Stated task – Leaving out every picture, quote the data below exactly as it appears.

Dataset extract –
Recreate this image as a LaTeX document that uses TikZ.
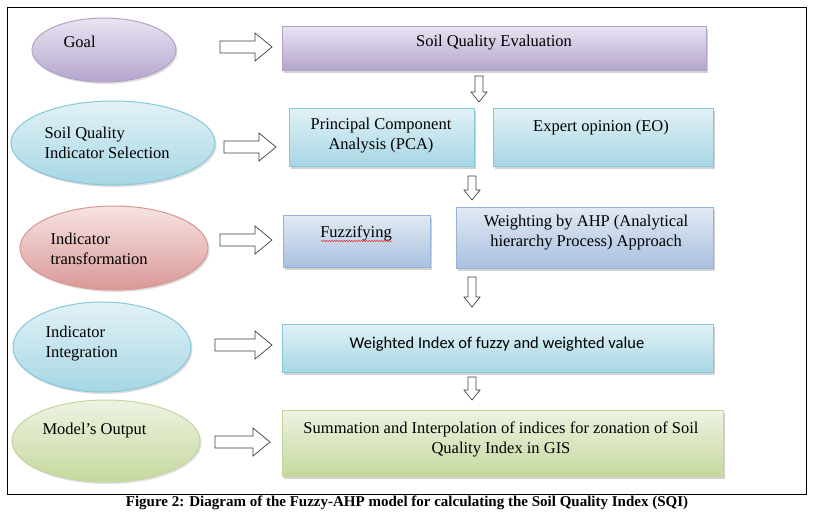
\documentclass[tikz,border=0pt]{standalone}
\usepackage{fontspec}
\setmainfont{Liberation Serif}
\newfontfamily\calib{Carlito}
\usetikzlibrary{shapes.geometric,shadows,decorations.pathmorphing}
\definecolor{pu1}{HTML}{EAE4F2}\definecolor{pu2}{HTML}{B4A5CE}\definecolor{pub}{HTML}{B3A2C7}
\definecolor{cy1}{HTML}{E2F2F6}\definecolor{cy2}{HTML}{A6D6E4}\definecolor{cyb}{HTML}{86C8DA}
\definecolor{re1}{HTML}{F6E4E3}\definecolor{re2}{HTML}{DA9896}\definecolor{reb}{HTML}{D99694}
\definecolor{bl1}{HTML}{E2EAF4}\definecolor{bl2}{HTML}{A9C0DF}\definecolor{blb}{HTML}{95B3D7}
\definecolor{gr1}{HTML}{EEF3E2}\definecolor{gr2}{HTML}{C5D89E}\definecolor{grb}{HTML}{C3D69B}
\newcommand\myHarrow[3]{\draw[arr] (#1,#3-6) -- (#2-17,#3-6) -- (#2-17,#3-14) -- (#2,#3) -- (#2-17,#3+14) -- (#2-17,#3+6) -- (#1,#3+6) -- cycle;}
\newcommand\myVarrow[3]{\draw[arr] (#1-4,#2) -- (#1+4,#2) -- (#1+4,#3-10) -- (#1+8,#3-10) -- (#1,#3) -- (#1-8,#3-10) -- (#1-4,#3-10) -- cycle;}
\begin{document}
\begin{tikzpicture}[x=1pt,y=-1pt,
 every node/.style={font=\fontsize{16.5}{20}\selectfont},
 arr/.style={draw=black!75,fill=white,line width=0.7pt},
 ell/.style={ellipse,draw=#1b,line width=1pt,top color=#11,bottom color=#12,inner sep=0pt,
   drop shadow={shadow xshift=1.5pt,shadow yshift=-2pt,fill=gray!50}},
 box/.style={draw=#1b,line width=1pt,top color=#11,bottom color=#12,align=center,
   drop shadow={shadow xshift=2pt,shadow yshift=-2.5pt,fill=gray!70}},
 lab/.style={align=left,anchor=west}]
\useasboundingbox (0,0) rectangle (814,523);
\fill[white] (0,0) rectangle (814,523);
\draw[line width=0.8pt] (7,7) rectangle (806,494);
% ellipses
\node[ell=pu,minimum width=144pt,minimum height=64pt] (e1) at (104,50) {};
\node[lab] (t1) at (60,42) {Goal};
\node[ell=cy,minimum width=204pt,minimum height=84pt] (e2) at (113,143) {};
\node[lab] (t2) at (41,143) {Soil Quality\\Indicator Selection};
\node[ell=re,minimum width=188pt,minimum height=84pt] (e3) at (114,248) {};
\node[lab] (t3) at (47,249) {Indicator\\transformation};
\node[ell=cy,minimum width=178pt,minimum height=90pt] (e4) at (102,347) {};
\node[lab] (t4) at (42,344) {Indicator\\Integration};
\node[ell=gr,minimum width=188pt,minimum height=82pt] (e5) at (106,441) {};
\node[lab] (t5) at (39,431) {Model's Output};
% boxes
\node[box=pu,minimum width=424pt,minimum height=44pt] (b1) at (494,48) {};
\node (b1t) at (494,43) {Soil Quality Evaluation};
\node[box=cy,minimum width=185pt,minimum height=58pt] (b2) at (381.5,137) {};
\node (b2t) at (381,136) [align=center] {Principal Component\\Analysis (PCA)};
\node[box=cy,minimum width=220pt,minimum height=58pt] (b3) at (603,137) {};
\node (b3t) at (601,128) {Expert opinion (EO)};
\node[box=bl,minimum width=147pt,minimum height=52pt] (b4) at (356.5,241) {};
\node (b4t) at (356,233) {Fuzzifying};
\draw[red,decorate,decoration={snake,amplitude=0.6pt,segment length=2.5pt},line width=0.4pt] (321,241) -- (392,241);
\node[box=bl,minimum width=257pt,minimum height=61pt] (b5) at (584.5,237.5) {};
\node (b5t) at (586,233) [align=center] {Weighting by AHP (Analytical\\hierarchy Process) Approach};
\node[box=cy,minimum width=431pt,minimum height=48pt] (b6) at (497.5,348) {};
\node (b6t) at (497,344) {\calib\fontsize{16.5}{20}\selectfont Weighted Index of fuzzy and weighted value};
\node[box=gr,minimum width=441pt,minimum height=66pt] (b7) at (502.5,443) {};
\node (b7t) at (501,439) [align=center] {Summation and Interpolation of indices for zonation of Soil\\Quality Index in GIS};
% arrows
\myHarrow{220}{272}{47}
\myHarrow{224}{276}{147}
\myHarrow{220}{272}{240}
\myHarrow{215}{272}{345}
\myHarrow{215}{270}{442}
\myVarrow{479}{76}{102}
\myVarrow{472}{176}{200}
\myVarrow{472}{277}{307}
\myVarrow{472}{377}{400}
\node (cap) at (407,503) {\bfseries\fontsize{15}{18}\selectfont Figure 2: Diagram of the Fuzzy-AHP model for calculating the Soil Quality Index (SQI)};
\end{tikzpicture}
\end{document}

Solution to the exercise –
Recreate this image as a LaTeX document that uses TikZ.
\documentclass[tikz,border=0pt]{standalone}
\usepackage{fontspec}
\setmainfont{Liberation Serif}
\newfontfamily\calib{Carlito}
\usetikzlibrary{shapes.geometric,shadows,decorations.pathmorphing}
\definecolor{pu1}{HTML}{EAE4F2}\definecolor{pu2}{HTML}{B4A5CE}\definecolor{pub}{HTML}{B3A2C7}
\definecolor{cy1}{HTML}{E2F2F6}\definecolor{cy2}{HTML}{A6D6E4}\definecolor{cyb}{HTML}{86C8DA}
\definecolor{re1}{HTML}{F6E4E3}\definecolor{re2}{HTML}{DA9896}\definecolor{reb}{HTML}{D99694}
\definecolor{bl1}{HTML}{E2EAF4}\definecolor{bl2}{HTML}{A9C0DF}\definecolor{blb}{HTML}{95B3D7}
\definecolor{gr1}{HTML}{EEF3E2}\definecolor{gr2}{HTML}{C5D89E}\definecolor{grb}{HTML}{C3D69B}
\newcommand\myHarrow[3]{\draw[arr] (#1,#3-6) -- (#2-17,#3-6) -- (#2-17,#3-14) -- (#2,#3) -- (#2-17,#3+14) -- (#2-17,#3+6) -- (#1,#3+6) -- cycle;}
\newcommand\myVarrow[3]{\draw[arr] (#1-4,#2) -- (#1+4,#2) -- (#1+4,#3-10) -- (#1+8,#3-10) -- (#1,#3) -- (#1-8,#3-10) -- (#1-4,#3-10) -- cycle;}
\begin{document}
\begin{tikzpicture}[x=1pt,y=-1pt,
 every node/.style={font=\fontsize{16.5}{20}\selectfont},
 arr/.style={draw=black!75,fill=white,line width=0.7pt},
 ell/.style={ellipse,draw=#1b,line width=1pt,top color=#11,bottom color=#12,inner sep=0pt,
   drop shadow={shadow xshift=1.5pt,shadow yshift=-2pt,fill=gray!50}},
 box/.style={draw=#1b,line width=1pt,top color=#11,bottom color=#12,align=center,
   drop shadow={shadow xshift=2pt,shadow yshift=-2.5pt,fill=gray!70}},
 lab/.style={align=left,anchor=west}]
\useasboundingbox (0,0) rectangle (814,523);
\fill[white] (0,0) rectangle (814,523);
\draw[line width=0.8pt] (7,7) rectangle (806,494);
% ellipses
\node[ell=pu,minimum width=144pt,minimum height=64pt] (e1) at (104,50) {};
\node[lab] (t1) at (60,42) {Goal};
\node[ell=cy,minimum width=204pt,minimum height=84pt] (e2) at (113,143) {};
\node[lab] (t2) at (41,143) {Soil Quality\\Indicator Selection};
\node[ell=re,minimum width=188pt,minimum height=84pt] (e3) at (114,248) {};
\node[lab] (t3) at (47,249) {Indicator\\transformation};
\node[ell=cy,minimum width=178pt,minimum height=90pt] (e4) at (102,347) {};
\node[lab] (t4) at (42,344) {Indicator\\Integration};
\node[ell=gr,minimum width=188pt,minimum height=82pt] (e5) at (106,441) {};
\node[lab] (t5) at (39,431) {Model's Output};
% boxes
\node[box=pu,minimum width=424pt,minimum height=44pt] (b1) at (494,48) {};
\node (b1t) at (494,43) {Soil Quality Evaluation};
\node[box=cy,minimum width=185pt,minimum height=58pt] (b2) at (381.5,137) {};
\node (b2t) at (381,136) [align=center] {Principal Component\\Analysis (PCA)};
\node[box=cy,minimum width=220pt,minimum height=58pt] (b3) at (603,137) {};
\node (b3t) at (601,128) {Expert opinion (EO)};
\node[box=bl,minimum width=147pt,minimum height=52pt] (b4) at (356.5,241) {};
\node (b4t) at (356,233) {Fuzzifying};
\draw[red,decorate,decoration={snake,amplitude=0.6pt,segment length=2.5pt},line width=0.4pt] (321,241) -- (392,241);
\node[box=bl,minimum width=257pt,minimum height=61pt] (b5) at (584.5,237.5) {};
\node (b5t) at (586,233) [align=center] {Weighting by AHP (Analytical\\hierarchy Process) Approach};
\node[box=cy,minimum width=431pt,minimum height=48pt] (b6) at (497.5,348) {};
\node (b6t) at (497,344) {\calib\fontsize{16.5}{20}\selectfont Weighted Index of fuzzy and weighted value};
\node[box=gr,minimum width=441pt,minimum height=66pt] (b7) at (502.5,443) {};
\node (b7t) at (501,439) [align=center] {Summation and Interpolation of indices for zonation of Soil\\Quality Index in GIS};
% arrows
\myHarrow{220}{272}{47}
\myHarrow{224}{276}{147}
\myHarrow{220}{272}{240}
\myHarrow{215}{272}{345}
\myHarrow{215}{270}{442}
\myVarrow{479}{76}{102}
\myVarrow{472}{176}{200}
\myVarrow{472}{277}{307}
\myVarrow{472}{377}{400}
\node (cap) at (407,503) {\bfseries\fontsize{15}{18}\selectfont Figure 2: Diagram of the Fuzzy-AHP model for calculating the Soil Quality Index (SQI)};
\end{tikzpicture}
\end{document}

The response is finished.